Bondi — who is reportedly in her third marriage — fought against same-sex marriage up until the week weddings came into effect in December, filing desperate legal attempts to stall the impending ceremonies. In one of her numerous court documents on the issue, she claimed that same-sex marriage would cause “significant harm” to the public.

Officials in more conservative counties have stopped performing marriage ceremonies altogether.

Anderson and Ferguson flew to Miami Beach from Utah to renew their vows. When they ran to the Salt Lake County Clerk’s offices within minutes of Judge Robert Shelby’s ruling on Dec. 20, 2013, their family and friends were unable to attend the impromptu ceremony and they married in their work clothes.

“We wanted to come and be a part of this and celebrate with all the other people getting married,” Anderson said.

Fieri, with his spiky hair, tattoos and a love for Southern BBQ, officiated the ceremony in honor of his late lesbian sister.

The couples were showered with white rose petals thrown from the balconies and then treated to a feast of fried chicken, grilled lamb, crab-stuffed avocados, empanadas and a seven-tier gold and silver cake from Goldman.

“My only agenda is to celebrate this and make it true in every state,” said Goldman, who is also a gay-rights advocate. After reading of a baker who refused to make a cake for a lesbian couple a few years ago, Goldman tracked them down and made them a cake.

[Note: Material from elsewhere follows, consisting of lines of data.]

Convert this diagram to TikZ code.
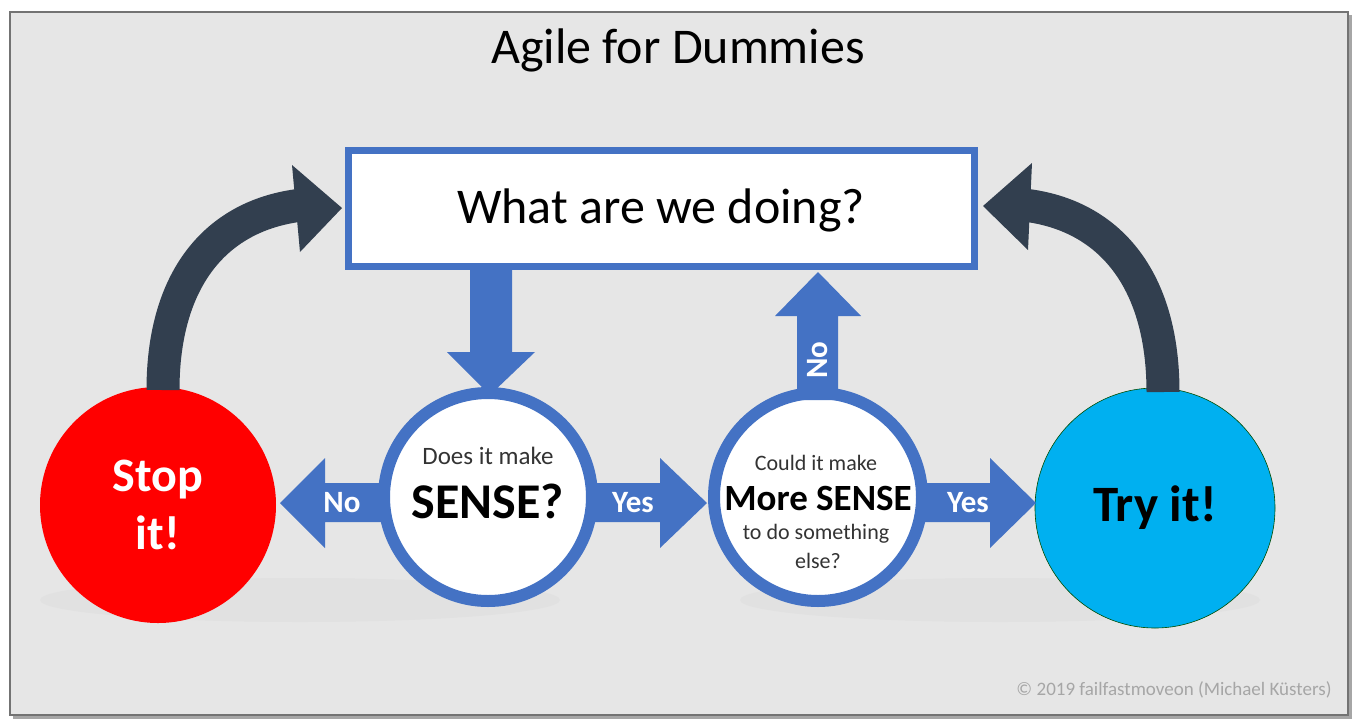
\documentclass[tikz,border=0pt]{standalone}
\usepackage{fontspec}
\setmainfont{Carlito}
\definecolor{bg}{HTML}{E6E6E6}
\definecolor{ablue}{HTML}{4472C4}
\definecolor{dark}{HTML}{323F4F}
\definecolor{cyanc}{HTML}{00B0F0}
\begin{document}
\begin{tikzpicture}[x=1pt,y=-1pt,
  barrow/.style={fill=ablue,draw=none},
  lbl/.style={text=white,font=\fontsize{31}{31}\selectfont\bfseries},
  qcircle/.style={circle,draw=ablue,line width=12pt,fill=white,minimum size=208pt,inner sep=0pt,align=center}]
\useasboundingbox (0,0) rectangle (1358,721);
\fill[white] (0,0) rectangle (1358,721);
\fill[black!35] (13,15) rectangle (1352,719);
\fill[bg,draw=black!55,line width=1.5pt] (10,12) rectangle (1348,715);
% shadows
\fill[black!12,opacity=0.8] (300,600) ellipse (260 and 22);
\fill[black!12,opacity=0.8] (1000,600) ellipse (260 and 22);
\node[font=\fontsize{50}{50}\selectfont] (title) at (678,50) {Agile for Dummies};
% box
\fill[white,draw=ablue,line width=7pt] (348.5,150.5) rectangle (974.5,266.5);
\node[font=\fontsize{50}{50}\selectfont] (box) at (661,210) {What are we doing?};
% circles
\node[qcircle] (c1) at (488,497) {};
\node[font=\fontsize{25}{25}\selectfont,text=black!80] at (488,456) {Does it make};
\node[font=\fontsize{50}{50}\selectfont\bfseries] at (488,501) {SENSE?};
\node[qcircle] (c2) at (818,497) {};
\node[font=\fontsize{22}{22}\selectfont,text=black!80] at (816,463) {Could it make};
\node[font=\fontsize{37}{37}\selectfont\bfseries] at (818,498) {More SENSE};
\node[font=\fontsize{22}{22}\selectfont,text=black!80] at (816,534) {to do something};
\node[font=\fontsize{22}{22}\selectfont,text=black!80] at (818,561) {else?};
\node[circle,fill=red,minimum size=236pt,inner sep=0pt,align=center,text=white,font=\fontsize{48}{58}\selectfont\bfseries] (stop) at (158,505) {Stop\\it!};
\node[circle,fill=cyanc,draw=black!70!green,line width=0.6pt,minimum size=240pt,inner sep=0pt,font=\fontsize{51}{51}\selectfont\bfseries] (try) at (1155,508) {Try it!};
% down arrow
\fill[barrow] (470,270) -- (512,270) -- (512,352) -- (535,352) -- (490,395) -- (447,352) -- (470,352) -- cycle;
% up arrow
\fill[barrow] (797,400) -- (838,400) -- (838,316) -- (861,316) -- (818,272) -- (775,316) -- (797,316) -- cycle;
\node[lbl,rotate=90] at (818,360) {No};
% No left
\fill[barrow] (384,483) -- (325,483) -- (325,458) -- (280,503) -- (325,548) -- (325,522) -- (384,522) -- cycle;
\node[lbl] at (342,503) {No};
% Yes arrows
\fill[barrow] (592,483) -- (660,483) -- (660,458) -- (707,503) -- (660,548) -- (660,522) -- (592,522) -- cycle;
\node[lbl] at (633,503) {Yes};
\fill[barrow] (922,483) -- (990,483) -- (990,458) -- (1036,503) -- (990,548) -- (990,522) -- (922,522) -- cycle;
\node[lbl] at (968,503) {Yes};
% curved arrows
\draw[dark,line width=33pt] (163,390) .. controls (163,280) and (215,215) .. (302,205);
\fill[dark] (292,165) -- (342,208) -- (300,252) -- cycle;
\draw[dark,line width=33pt] (1163,392) .. controls (1163,280) and (1110,215) .. (1024,205);
\fill[dark] (1032,163) -- (983,206) -- (1028,250) -- cycle;
\node[text=black!35,font=\fontsize{19}{19}\selectfont] at (1174,690) {© 2019 failfastmoveon (Michael Küsters)};
\end{tikzpicture}
\end{document}
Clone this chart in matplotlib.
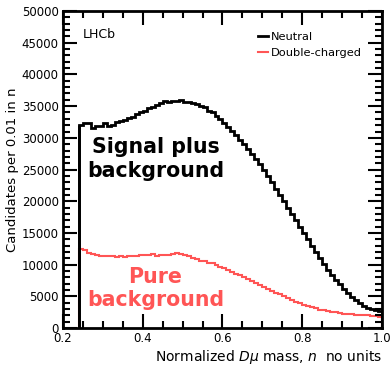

“We are not arbitrators of morality, we’re cake decorators,” he said.

Smith, who hosts the Big Gay Ice Cream Social at the South Beach Wine and Food Festival each year, said it had been their polite protest to the state law for years. Now they were ready to throw a wedding.

“I felt like it was important for us to show the haters, just shake it off,” he said quoting a Taylor Swift song as he moved onto the dance floor as the crowd cheered him on. “We’re gonna have a party and we’re going to show people we’re proud, we’re happy, we’re loud.